The Aeroacoustics Branch located at the NASA Langley Research Center (LaRC), is one branch within the NASA Langley Research Directorate. The Aeroacoustics Branch plans and conducts research aimed at understanding and accurately predicting the noise from any air vehicle configuration as well as defining and demonstrating concepts for air vehicle noise reduction. The scope of this research is broad and includes fundamental, theoretical, analytical, experimental, and applied research in aeroacoustics. The Aeroacoustics Branch directly supports projects within the Advanced Air Vehicles Program, Integrated Aviation Systems Program, and the Transformative Aeronautics Concepts Program of the NASA Aeronautics Research Mission Directorate. These projects are:
- Advanced Air Transport Technology
- Commercial Supersonic Technology
- Revolutionary Vertical Lift Technology
- Flight Demonstrations and Capabilities
- Convergent Aeronautics Solutions
- Transformational Tools and Technologies
Research emphasis includes the fluid mechanics and acoustics of various aircraft components such as high lift devices, landing gear, rotors, propellers/open rotors, and nacelles/liners. The interactions of various components, particularly propulsion airframe aeroacoustic effects (jet with airframe or propeller/rotor with airframe) including acoustic scattering/shielding, and atmospheric sound propagation are additional important areas of study. These activities lead to system level aircraft noise understanding, assessment, prediction, and auralization research efforts within the branch.
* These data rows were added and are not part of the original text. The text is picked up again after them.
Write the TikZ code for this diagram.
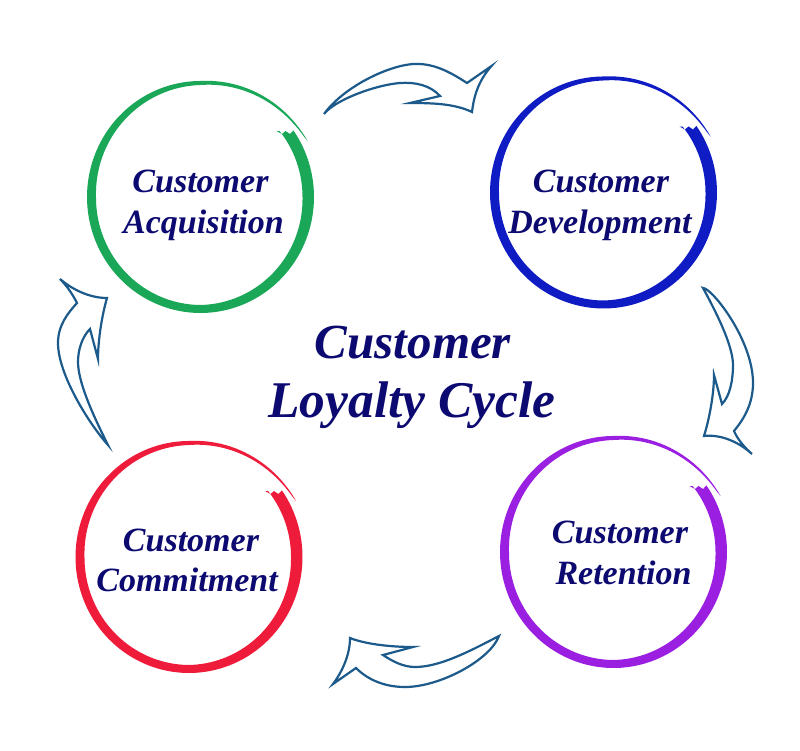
\documentclass[tikz,border=0pt]{standalone}
\usepackage{fontspec}
\setmainfont{Liberation Serif}
\definecolor{ringgreen}{HTML}{1AA757}
\definecolor{ringblue}{HTML}{0F1CC4}
\definecolor{ringpurple}{HTML}{9B1FE0}
\definecolor{ringred}{HTML}{EE1C3A}
\definecolor{labelnavy}{HTML}{0C0A70}
\definecolor{arrowblue}{HTML}{1B5A8A}
\tikzset{
    declare function={
        ringf(\a)=\a<90 ? 1+0.06*(90-\a)/63 : 1;
        ringw(\a)=\a<90 ? 4*sqrt((\a-27)/63) : (\a<180 ? 4+(\a-90)*5/90 : (\a<270 ? 9-(\a-180)*1/90 : (\a<360 ? 8+(\a-270)*3.5/90 : 11.5)));
    },
    ringshape/.pic={
        \fill[#1] plot[domain=27:395, samples=150] ({113.5*ringf(\x)*cos(\x)}, {-116*ringf(\x)*sin(\x)})
            -- (89.5,-63) -- (85,-66) -- (81.5,-63) -- (76,-66)
            -- plot[domain=399:27, samples=150] ({(113.5*ringf(\x)-ringw(\x))*cos(\x)}, {-(116*ringf(\x)-ringw(\x))*sin(\x)}) -- cycle;
    },
    ringlabel/.style={anchor=base, text=labelnavy, font=\fontsize{34}{40}\selectfont\bfseries\itshape},
    titlelabel/.style={anchor=base, text=labelnavy, font=\fontsize{49}{56}\selectfont\bfseries\itshape},
    cyclearrow/.style={draw=arrowblue, line width=2.2pt, line join=miter, fill=white}
}
\begin{document}
\begin{tikzpicture}[x=1pt, y=-1pt]
    \useasboundingbox (0,0) rectangle (800,751);
    \pic at (200.5,197) {ringshape=ringgreen};
    \pic at (603.5,192.5) {ringshape=ringblue};
    \pic at (613.5,552) {ringshape=ringpurple};
    \pic at (189,557) {ringshape=ringred};
    \node[ringlabel] (acq1) at (200.5,193) {Customer};
    \node[ringlabel] (acq2) at (203.5,234) {Acquisition};
    \node[ringlabel] (dev1) at (601,193) {Customer};
    \node[ringlabel] (dev2) at (600,234) {Development};
    \node[ringlabel] (ret1) at (620,543) {Customer};
    \node[ringlabel] (ret2) at (623.5,584) {Retention};
    \node[ringlabel] (com1) at (191,551) {Customer};
    \node[ringlabel] (com2) at (187,591) {Commitment};
    \node[titlelabel] (title1) at (413,358) {Customer};
    \node[titlelabel, font=\fontsize{51.5}{56}\selectfont\bfseries\itshape] (title2) at (412,417) {Loyalty Cycle};
    % arrows between the rings
    \draw[cyclearrow] (324,114) .. controls (345,85) and (395,62) .. (420,64) .. controls (438,65) and (453,74) .. (467,83)
        -- (491.5,66) .. controls (479,80) and (474,95) .. (472,112) .. controls (455,104) and (435,103) .. (410,103)
        -- (440,96) .. controls (430,85) and (415,82) .. (400,83) .. controls (375,85) and (335,100) .. (324,114) -- cycle;
    \draw[cyclearrow] (703,288) .. controls (712,288) and (753,340) .. (753,383) .. controls (753,405) and (743,420) .. (734,431)
        .. controls (738,440) and (745,448) .. (752,454) .. controls (740,443) and (722,434) .. (704,436)
        .. controls (709,420) and (714,395) .. (714,375)
        -- (722,404) .. controls (730,396) and (733,380) .. (733,365) .. controls (733,345) and (715,310) .. (703,288) -- cycle;
    \draw[cyclearrow] (499,636) .. controls (470,651) and (440,667) .. (415,667) .. controls (403,667) and (392,661) .. (383,655)
        -- (413,647) .. controls (390,647) and (365,644) .. (350,638) .. controls (350,655) and (342,672) .. (333,684)
        -- (356,668) .. controls (368,680) and (385,687) .. (405,687) .. controls (440,687) and (490,660) .. (499,636) -- cycle;
    \draw[cyclearrow] (108,445) .. controls (90,425) and (58,375) .. (58,343) .. controls (58,325) and (68,313) .. (77,303)
        .. controls (72,293) and (66,285) .. (60,279) .. controls (73,290) and (90,298) .. (107,298)
        .. controls (102,315) and (98,340) .. (98,359)
        -- (90,329) .. controls (82,337) and (78,350) .. (78,362) .. controls (78,385) and (98,425) .. (108,445) -- cycle;
\end{tikzpicture}
\end{document}
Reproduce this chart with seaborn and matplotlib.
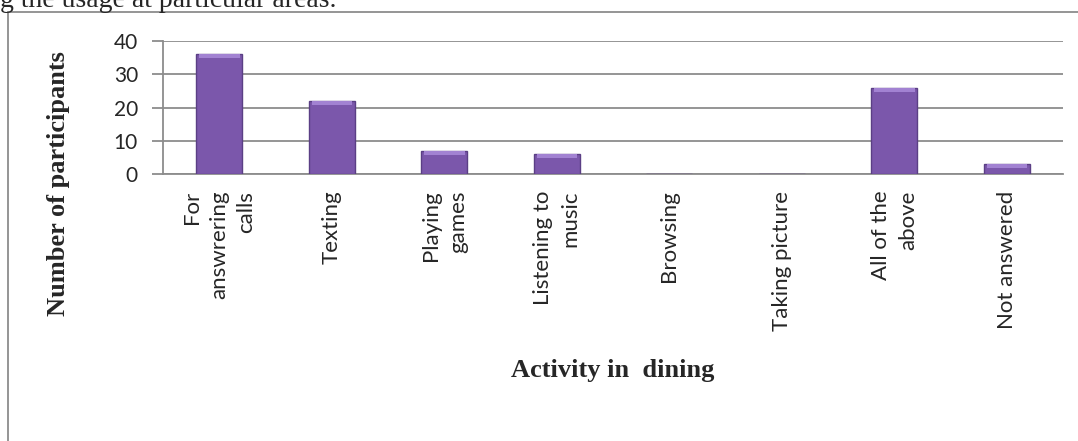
import numpy as np
import pandas as pd
import matplotlib
matplotlib.use("Agg")
import matplotlib.pyplot as plt
import seaborn as sns
from matplotlib.lines import Line2D

activities = ["For\nanswrering\ncalls", "Texting", "Playing\ngames", "Listening to\nmusic",
              "Browsing", "Taking picture", "All of the\nabove", "Not answered"]
participants = [36, 22, 7, 6, 0, 0, 26, 3]
y_ticks = [0, 10, 20, 30, 40]

df = pd.DataFrame({"activity": activities, "count": participants})

sns.set_theme(style="white")
plt.rcParams["font.family"] = ["Lato", "DejaVu Sans"]

fig = plt.figure(figsize=(10.78, 4.41), dpi=100)
ax = fig.add_axes([163 / 1078, 1 - 174 / 441, 900 / 1078, 133 / 441])

grid_c = "#8c8c8c"
sns.barplot(data=df, x="activity", y="count", color="#7b57ab", width=0.41,
            edgecolor="#5b3f85", linewidth=1.0, saturation=1, ax=ax, zorder=3)

# light bevel on top of each bar
idx = np.arange(len(participants))
vals = np.array(participants, dtype=float)
cap = np.minimum(vals, 1.2)
ax.bar(idx, cap, bottom=vals - cap, width=0.36, color="#a282d2", linewidth=0, zorder=4)

ax.set_ylim(0, 40)
ax.set_xlim(-0.5, len(activities) - 0.5)
ax.set_yticks(y_ticks)
ax.yaxis.grid(True, color=grid_c, linewidth=1.3, zorder=0)
ax.set_axisbelow(True)
for s in ["top", "right"]:
    ax.spines[s].set_visible(False)
ax.spines["left"].set_color(grid_c)
ax.spines["bottom"].set_color(grid_c)
ax.spines["left"].set_linewidth(1.3)
ax.spines["bottom"].set_linewidth(1.3)
ax.tick_params(axis="y", left=True, length=8, width=1.3, color=grid_c, labelsize=15, pad=10)
ax.tick_params(axis="x", bottom=False, labelsize=16, pad=6)
ax.set_xticks(idx)
ax.set_xticklabels(activities, rotation=90, ha="center", va="top", multialignment="right",
                   linespacing=1.45)
ax.set_xlabel("")
ax.set_ylabel("")

fig.text(59 / 1078, 1 - 184 / 441, "Number of participants", rotation=90, ha="center", va="center",
         fontsize=19, fontweight="bold", family=["Liberation Serif"])
fig.text(613 / 1078, 1 - 370 / 441, "Activity in  dining", ha="center", va="center",
         fontsize=19, fontweight="bold", family=["Liberation Serif"])
fig.text(0.0, 1 - 7 / 441, "g the usage at particular areas.", ha="left", va="baseline",
         fontsize=20, family=["Liberation Serif"])

# document frame
fig.add_artist(Line2D([8 / 1078, 8 / 1078], [0, 1 - 12 / 441], transform=fig.transFigure,
                      color=grid_c, linewidth=1.3))
fig.add_artist(Line2D([8 / 1078, 1], [1 - 12 / 441, 1 - 12 / 441], transform=fig.transFigure,
                      color=grid_c, linewidth=1.3))

fig.savefig("out.png", dpi=100)
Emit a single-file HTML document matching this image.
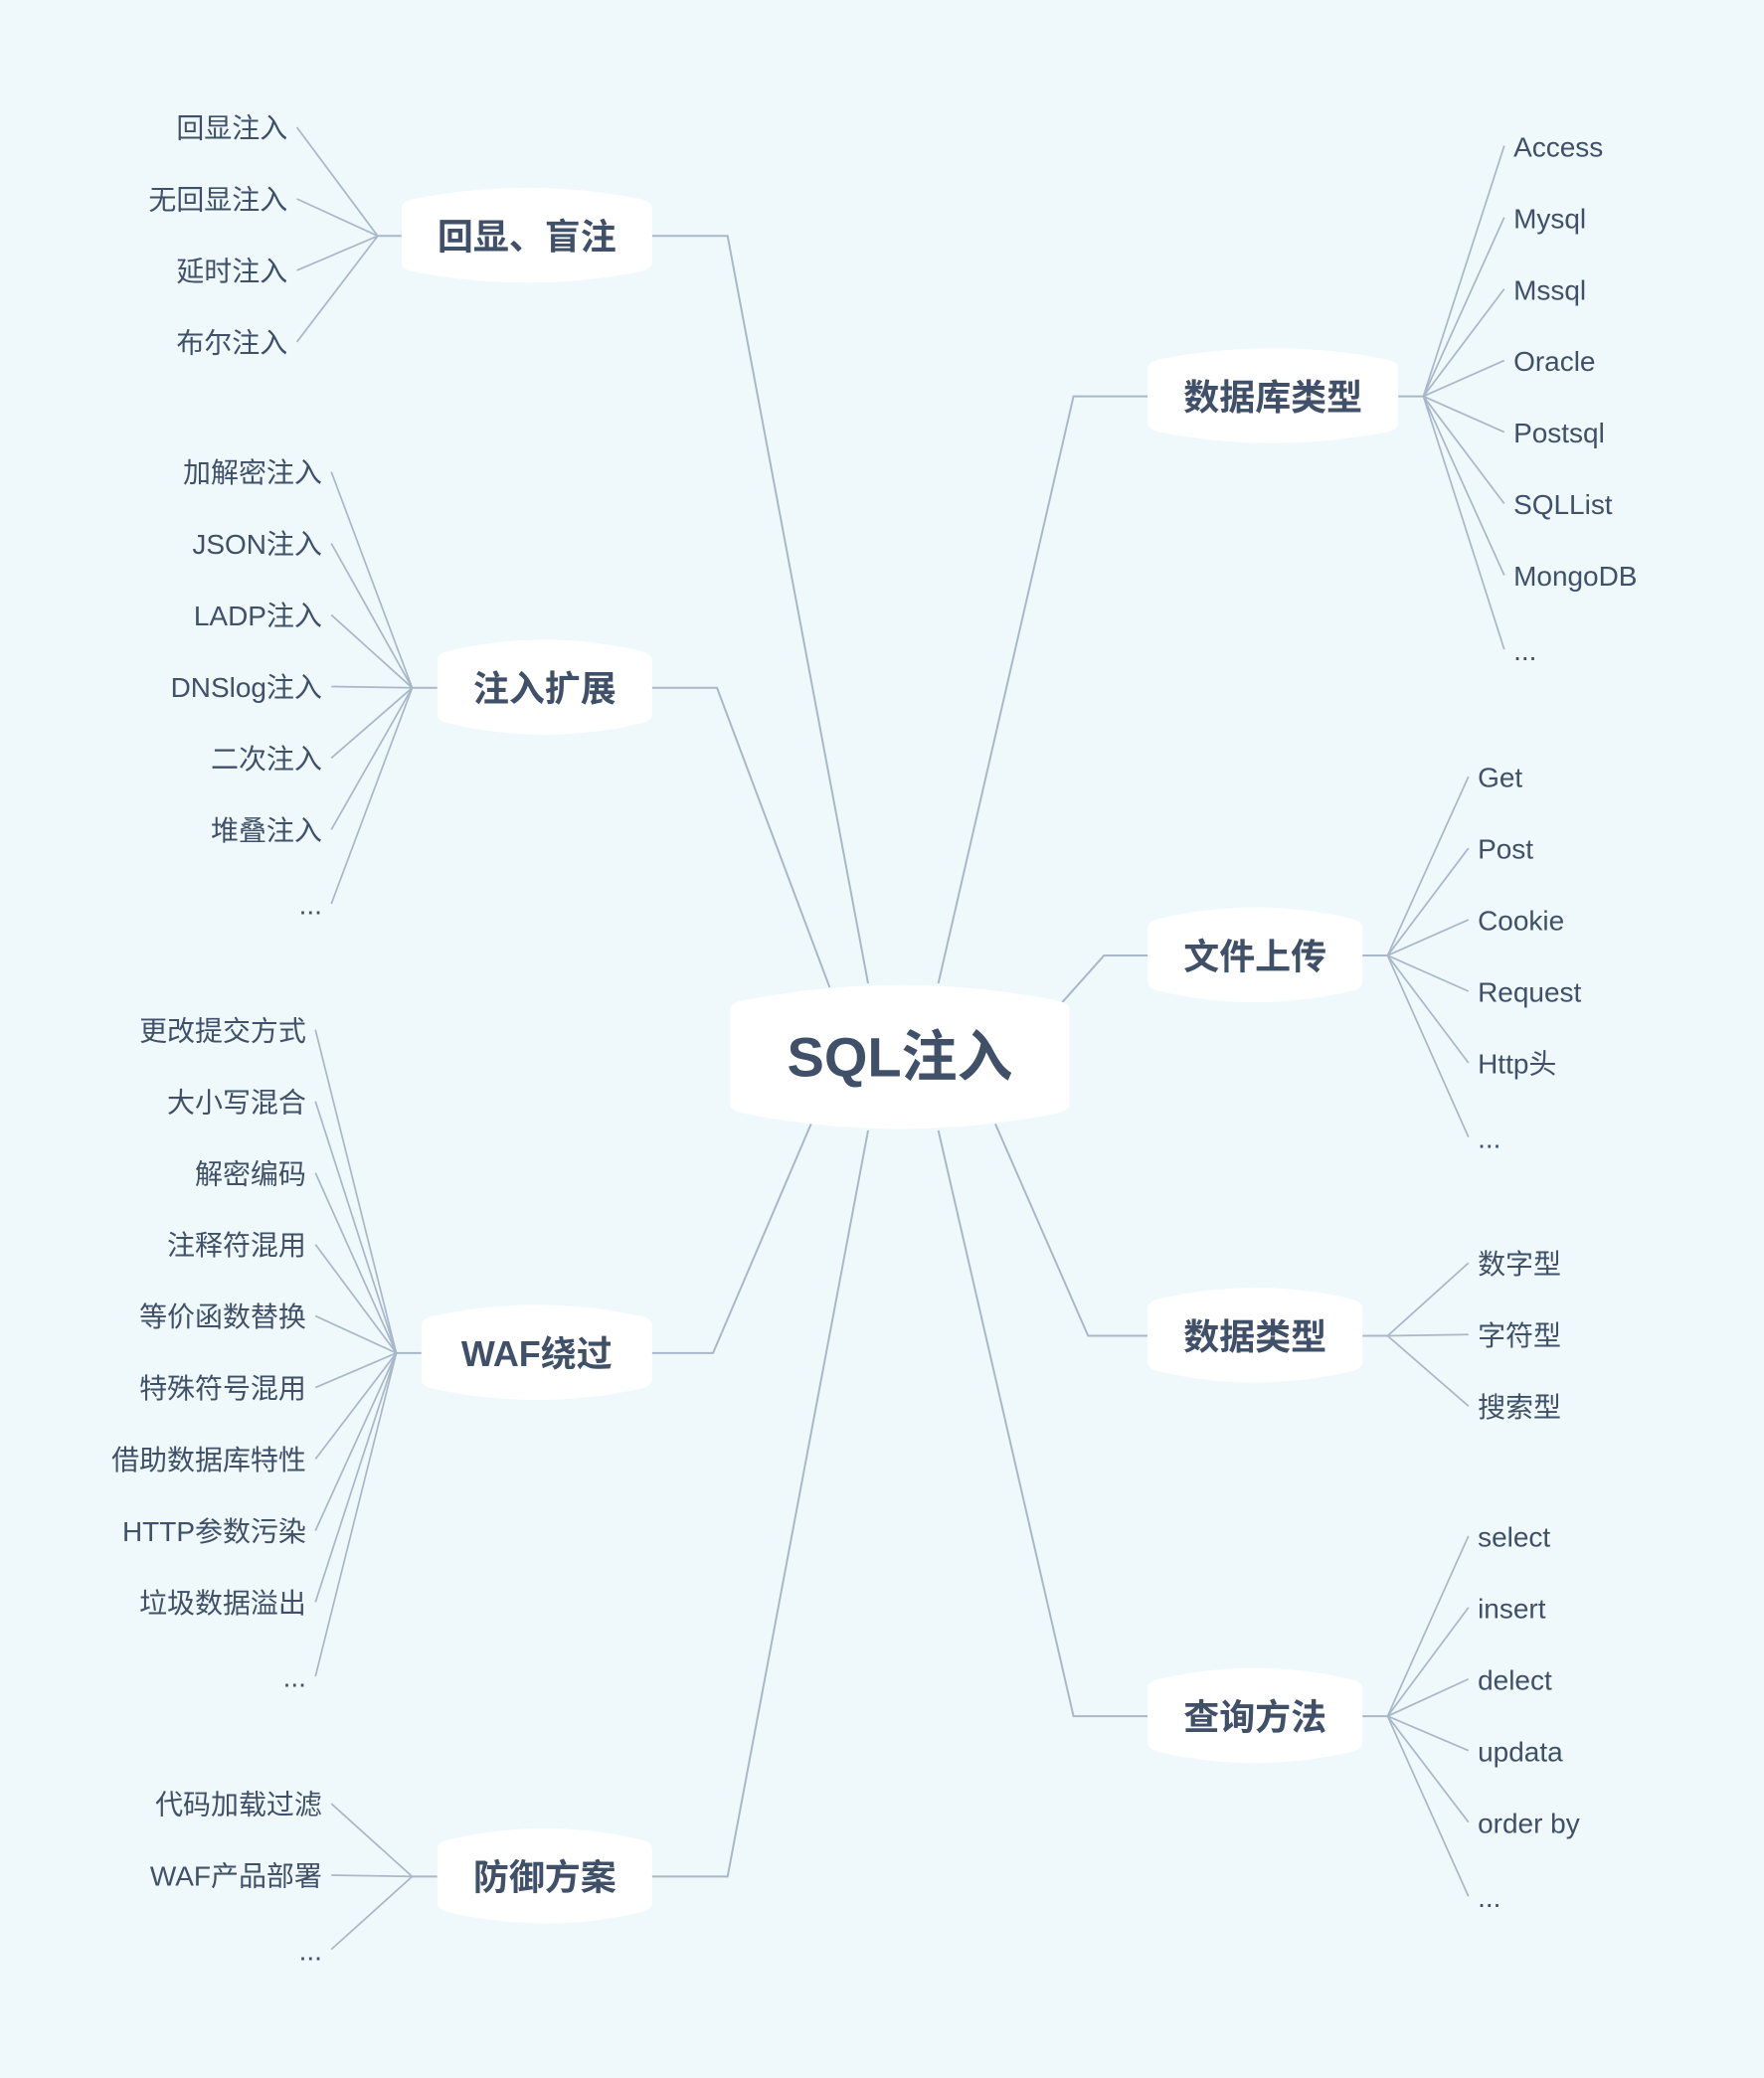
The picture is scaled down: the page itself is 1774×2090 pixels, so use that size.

Objectives of the research are to understand aeroacoustic noise generation processes, to develop methods for predicting acoustics and flow fields and their interactions, and to identify and demonstrate noise reduction and control techniques. Experimental research is conducted in laboratories, in anechoic facilities, in wind tunnels, and on vehicles in flight. Current code development is based on Computational Fluid Dynamics in conjunction with the Lighthill acoustic analogy. The new multi-fidelity Aircraft Noise Prediction Program (ANOPP2) provides a framework that includes the workhorse ANOPP and its latest updates, as well as capability to utilize high-fidelity, physics-based tools. The NASA Auralization Framework (NAF) auralizes sounds from known source data allowing for perception influenced design. The Aeroacoustics Branch uses a number of unique facilities to accomplish this research.